Arriving at an invitation-only social event you discover to your utter dismay that you are the only one wearing a suit. Everyone else is dressed casually for a cookout around a pool. You can feel the stares and the unspoken question hanging in the air. “Didn’t you get the memo?” Almost everyone has either experienced it or dreamed about it in a nightmare. Why do we feel so awkward or out of place on such occasions?
We all have a desire to fit in and to be accepted as part of the group. Most of us have grown up watching how our own culture treats people who are either oblivious to or who refuse to accept the cultural norms around them. Such offenders are usually avoided, isolated, made the brunt of inside jokes, or even mocked openly.
The ways a local culture imposes unspoken demands on its subjects are many and varied: dress code, speaking accent, manners, body language, vocabulary, tone of voice, speaking volume, and the list goes on. Local people never speak about these things because they don’t have to—they just know the way people behave. Everyone who does not fit their pattern is obviously an outsider.
One simple example we experienced while living in central Europe was the fact that polite people there do not speak loudly in public and rarely speak at all on elevators or public transit. Children and teenagers are given a certain latitude—adults are not. While living there it was fairly easy to make that adjustment. Soon it was easy to identify American tourists on any bus, train, or even at local restaurants. At first it was humorous to notice. After a while, it became so annoying that it was easy to emulate local citizens and roll your eyes before getting off at the next stop and walking away from “the tourists.” After all, people who live here don’t behave that way.
Imagine being one of those tourists—fresh off the plane—completely oblivious to local unspoken rules of politeness, attempting to give out gospel tracts. As person after person walks away from you in disgust, you are completely oblivious as to the real reason. It would be too easy to imagine that it is these people who are rude while you are being persecuted because of the gospel. In fact, the opposite is the case. They are not rejecting the gospel at all. They are rejecting a person they perceive to be impolite and who shows little respect for their culture or ways of life. With a little orientation and sensitivity, the results might be completely different.
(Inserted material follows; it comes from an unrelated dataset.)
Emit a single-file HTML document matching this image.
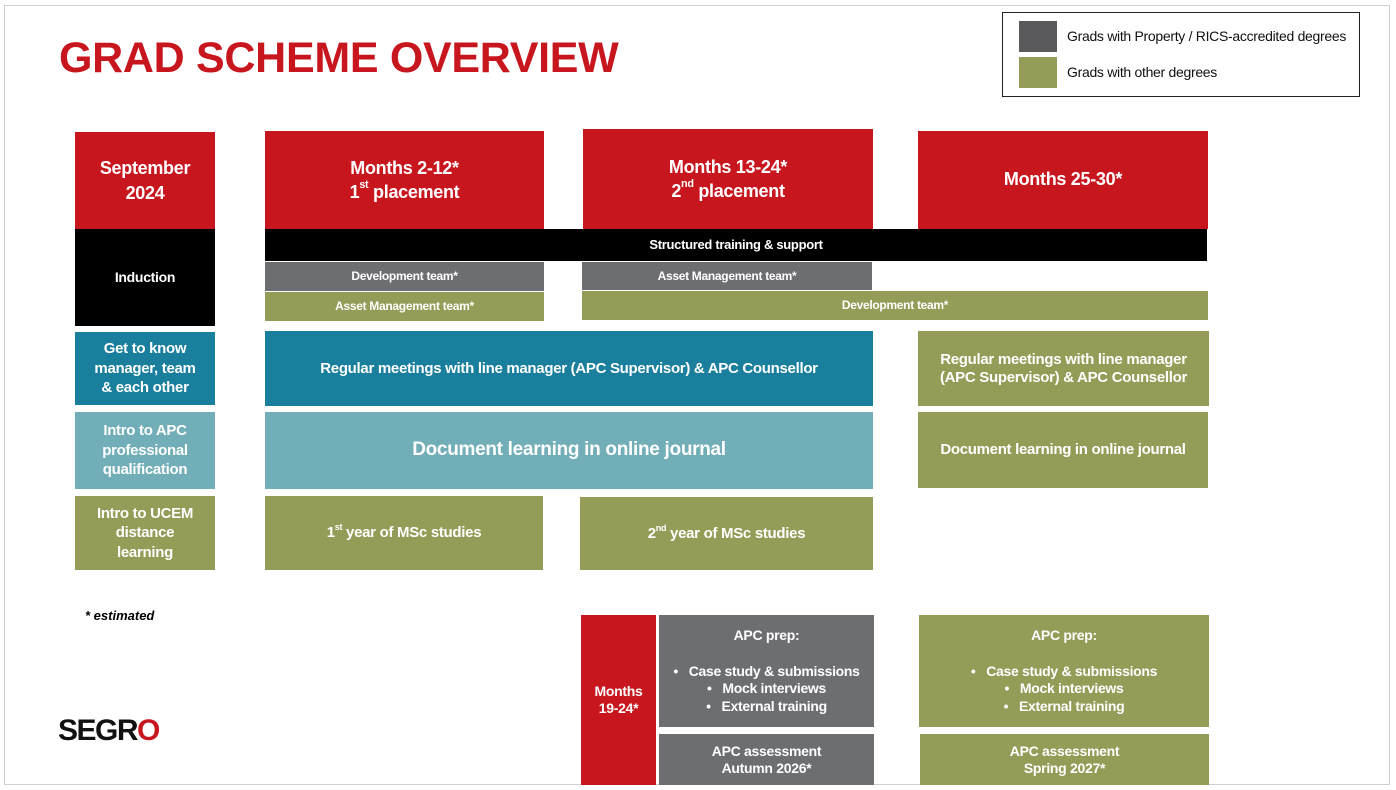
<!DOCTYPE html>
<html><head><meta charset="utf-8"><style>
*{margin:0;padding:0;box-sizing:border-box}
body{width:1396px;height:790px;background:#fff;position:relative;overflow:hidden;font-family:"Liberation Sans",sans-serif}
.frame{position:absolute;left:4px;top:5px;width:1386px;height:780px;border:1px solid #d0d0d0}
.b{position:absolute;display:flex;align-items:center;justify-content:center;text-align:center;color:#fff;line-height:1.2;letter-spacing:-0.3px}
.h{font-weight:bold}
.r{background:#C8161E}.k{background:#000}.g{background:#6D6E71}.o{background:#959C57}.t{background:#1A7E9D}.lt{background:#72AEB7}
sup{font-size:60%;vertical-align:top;position:relative;top:-2px}
</style></head><body>
<div class="frame"></div>
<div style="position:absolute;left:59px;top:34px;font-weight:bold;font-size:43px;color:#C8161E;letter-spacing:-0.3px">GRAD SCHEME OVERVIEW</div>
<div style="position:absolute;left:1002px;top:12px;width:358px;height:85px;border:1px solid #222"></div>
<div style="position:absolute;left:1019px;top:21px;width:38px;height:31px;background:#5a5a5c"></div>
<div style="position:absolute;left:1019px;top:57px;width:38px;height:31px;background:#959C57"></div>
<div style="position:absolute;left:1067px;top:28px;font-size:14px;color:#111;letter-spacing:-0.3px">Grads with Property / RICS-accredited degrees</div>
<div style="position:absolute;left:1067px;top:64px;font-size:14px;color:#111;letter-spacing:-0.3px">Grads with other degrees</div>

<div class="b r h" style="left:75px;top:132px;width:140px;height:97px;font-size:18px;line-height:1.35"><div>September<br>2024</div></div>
<div class="b k h" style="left:75px;top:229px;width:140px;height:97px;font-size:14px"><div>Induction</div></div>
<div class="b r h" style="left:265px;top:131px;width:279px;height:98px;font-size:18px;line-height:1.35"><div>Months 2-12*<br>1<sup>st</sup> placement</div></div>
<div class="b r h" style="left:583px;top:129px;width:290px;height:100px;font-size:18px;line-height:1.35"><div>Months 13-24*<br>2<sup>nd</sup> placement</div></div>
<div class="b r h" style="left:918px;top:131px;width:290px;height:98px;font-size:18px"><div>Months 25-30*</div></div>
<div class="b k h" style="left:265px;top:229px;width:942px;height:32px;font-size:13px"><div>Structured training &amp; support</div></div>
<div class="b g h" style="left:265px;top:262px;width:279px;height:29px;font-size:12px"><div>Development team*</div></div>
<div class="b o h" style="left:265px;top:292px;width:279px;height:29px;font-size:12px"><div>Asset Management team*</div></div>
<div class="b g h" style="left:582px;top:262px;width:290px;height:28px;font-size:12px"><div>Asset Management team*</div></div>
<div class="b o h" style="left:582px;top:291px;width:626px;height:29px;font-size:12px"><div>Development team*</div></div>

<div class="b t h" style="left:75px;top:332px;width:140px;height:73px;font-size:15px;line-height:1.3"><div>Get to know<br>manager, team<br>&amp; each other</div></div>
<div class="b t h" style="left:265px;top:331px;width:608px;height:75px;font-size:15px"><div>Regular meetings with line manager (APC Supervisor) &amp; APC Counsellor</div></div>
<div class="b o h" style="left:918px;top:331px;width:291px;height:75px;font-size:15px"><div>Regular meetings with line manager<br>(APC Supervisor) &amp; APC Counsellor</div></div>

<div class="b lt h" style="left:75px;top:412px;width:140px;height:77px;font-size:15px;line-height:1.3"><div>Intro to APC<br>professional<br>qualification</div></div>
<div class="b lt h" style="left:265px;top:412px;width:608px;height:77px;font-size:19px"><div>Document learning in online journal</div></div>
<div class="b o h" style="left:918px;top:412px;width:290px;height:76px;font-size:15px"><div>Document learning in online journal</div></div>

<div class="b o h" style="left:75px;top:496px;width:140px;height:74px;font-size:15px;line-height:1.3"><div>Intro to UCEM<br>distance<br>learning</div></div>
<div class="b o h" style="left:265px;top:496px;width:278px;height:74px;font-size:15px"><div>1<sup>st</sup> year of MSc studies</div></div>
<div class="b o h" style="left:580px;top:497px;width:293px;height:73px;font-size:15px"><div>2<sup>nd</sup> year of MSc studies</div></div>

<div style="position:absolute;left:85px;top:608px;font-size:13px;font-style:italic;font-weight:bold">* estimated</div>
<div style="position:absolute;left:58px;top:714px;font-size:30px;font-weight:bold;letter-spacing:-1.5px;color:#111">SEGR<span style="color:#C8161E">O</span></div>

<div class="b r h" style="left:581px;top:615px;width:75px;height:170px;font-size:14px"><div>Months<br>19-24*</div></div>
<div class="b g h" style="left:659px;top:615px;width:215px;height:112px;font-size:14px;flex-direction:column;line-height:1.25"><div style="margin-bottom:18px">APC prep:</div><div>•&nbsp;&nbsp; Case study &amp; submissions</div><div>•&nbsp;&nbsp; Mock interviews</div><div>•&nbsp;&nbsp; External training</div></div>
<div class="b g h" style="left:659px;top:734px;width:215px;height:51px;font-size:14px"><div>APC assessment<br>Autumn 2026*</div></div>
<div class="b o h" style="left:919px;top:615px;width:290px;height:112px;font-size:14px;flex-direction:column;line-height:1.25"><div style="margin-bottom:18px">APC prep:</div><div>•&nbsp;&nbsp; Case study &amp; submissions</div><div>•&nbsp;&nbsp; Mock interviews</div><div>•&nbsp;&nbsp; External training</div></div>
<div class="b o h" style="left:920px;top:734px;width:289px;height:51px;font-size:14px"><div>APC assessment<br>Spring 2027*</div></div>
</body></html>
Every culture demands its own price to become an insider. Pat Burroughs, a missionary friend serving with another organization, once put it to me this way: “There is always a cultural price to pay to take the gospel to a people group different from our own.” Humanly speaking, the ability of a missionary to successfully penetrate any people group with the gospel is largely dependent on his or her willingness to pay the cultural price in order to win a hearing for the message of Jesus Christ.
Describing the price of cross-cultural ministry, the Apostle Paul said it best: For though I am free from all men, I have made myself a servant to all, that I might win the more; and to the Jews I became as a Jew, that I might win Jews; . . . to the weak I became as weak, that I might win the weak. I have become all things to all men, that I might by all means save some (1 Corinthians 9:19–22).
Imagine the changes Paul must have experienced during his life and ministry in order to win Jews, Greeks, Romans, slaves, soldiers, prisoners, and merchants, both men and women. Pray for our missionaries to be willing to pay the cultural price in order to communicate the gospel effectively to all people.